Exercise requirements = Repeat the records below exactly, leaving out any pictures.

Records supplied =
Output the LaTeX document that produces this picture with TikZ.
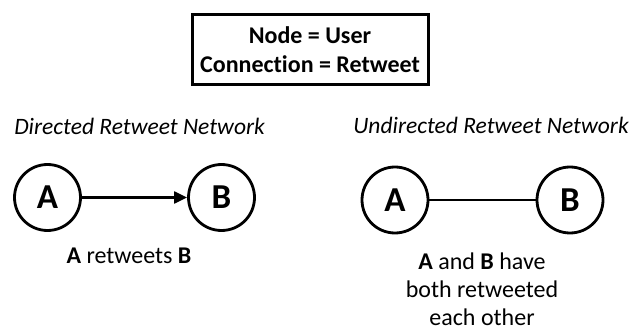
\documentclass[tikz,border=0pt]{standalone}
\usepackage{fontspec}
\setmainfont[Ligatures=NoCommon]{Carlito}
\usepackage{tikz}
\usetikzlibrary{arrows.meta}

\begin{document}
\begin{tikzpicture}[x=1pt,y=-1pt]
\def \radius {33pt}
\tikzset{user/.style={draw, circle, line width=2.8pt, minimum size=2*\radius, inner sep=0pt,
    font=\fontsize{35}{38}\selectfont\bfseries},
  title/.style={anchor=base, inner sep=0pt, font=\fontsize{23.5}{28}\selectfont\itshape},
  caption/.style={anchor=base, inner sep=0pt, align=center, font=\fontsize{24}{28}\selectfont}}
\useasboundingbox (0,0) rectangle (637,331);
\node[draw, line width=3pt, minimum width=236pt, minimum height=70pt, align=center,
  font=\fontsize{24}{29}\selectfont\bfseries] (legend) at (310,49.5)
  {Node = User\\Connection = Retweet};
\node[title] (dtitle) at (139.5,135) {Directed Retweet Network};
\node[title] (utitle) at (491,134) {Undirected Retweet Network};
\node[user] (a1) at (47.5,197.5) {A};
\node[user] (b1) at (221.5,197.5) {B};
\node[user] (a2) at (395,200) {A};
\node[user] (b2) at (570,200) {B};
\draw[line width=2.2pt, -{Triangle[length=13pt,width=12pt]}] (a1) -- (b1);
\draw[line width=2.2pt] (a2) -- (b2);
\node[caption] (dtext) at (129,263) {\textbf{A} retweets \textbf{B}};
\node[caption] (utext) at (482,325) {\textbf{A} and \textbf{B} have\\both retweeted\\each other};
\end{tikzpicture}
\end{document}
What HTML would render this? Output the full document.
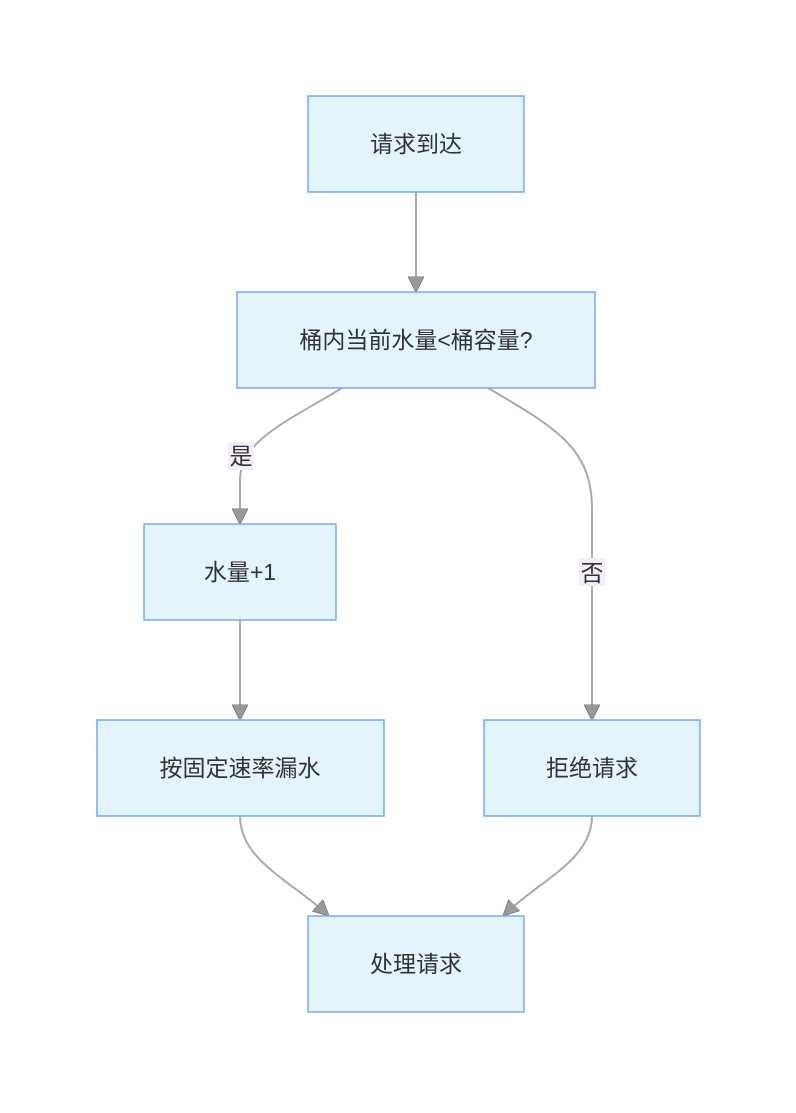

Reply to the task =
Output the LaTeX document that produces this picture with TikZ.
\documentclass[tikz,border=0pt]{standalone}
\usepackage{fontspec}
\setmainfont[Ligatures=NoCommon]{Carlito}
\usepackage{tikz}
\usetikzlibrary{arrows.meta}

\begin{document}
\begin{tikzpicture}[x=1pt,y=-1pt]
\def \radius {33pt}
\tikzset{user/.style={draw, circle, line width=2.8pt, minimum size=2*\radius, inner sep=0pt,
    font=\fontsize{35}{38}\selectfont\bfseries},
  title/.style={anchor=base, inner sep=0pt, font=\fontsize{23.5}{28}\selectfont\itshape},
  caption/.style={anchor=base, inner sep=0pt, align=center, font=\fontsize{24}{28}\selectfont}}
\useasboundingbox (0,0) rectangle (637,331);
\node[draw, line width=3pt, minimum width=236pt, minimum height=70pt, align=center,
  font=\fontsize{24}{29}\selectfont\bfseries] (legend) at (310,49.5)
  {Node = User\\Connection = Retweet};
\node[title] (dtitle) at (139.5,135) {Directed Retweet Network};
\node[title] (utitle) at (491,134) {Undirected Retweet Network};
\node[user] (a1) at (47.5,197.5) {A};
\node[user] (b1) at (221.5,197.5) {B};
\node[user] (a2) at (395,200) {A};
\node[user] (b2) at (570,200) {B};
\draw[line width=2.2pt, -{Triangle[length=13pt,width=12pt]}] (a1) -- (b1);
\draw[line width=2.2pt] (a2) -- (b2);
\node[caption] (dtext) at (129,263) {\textbf{A} retweets \textbf{B}};
\node[caption] (utext) at (482,325) {\textbf{A} and \textbf{B} have\\both retweeted\\each other};
\end{tikzpicture}
\end{document}
What HTML would render this? Output the full document.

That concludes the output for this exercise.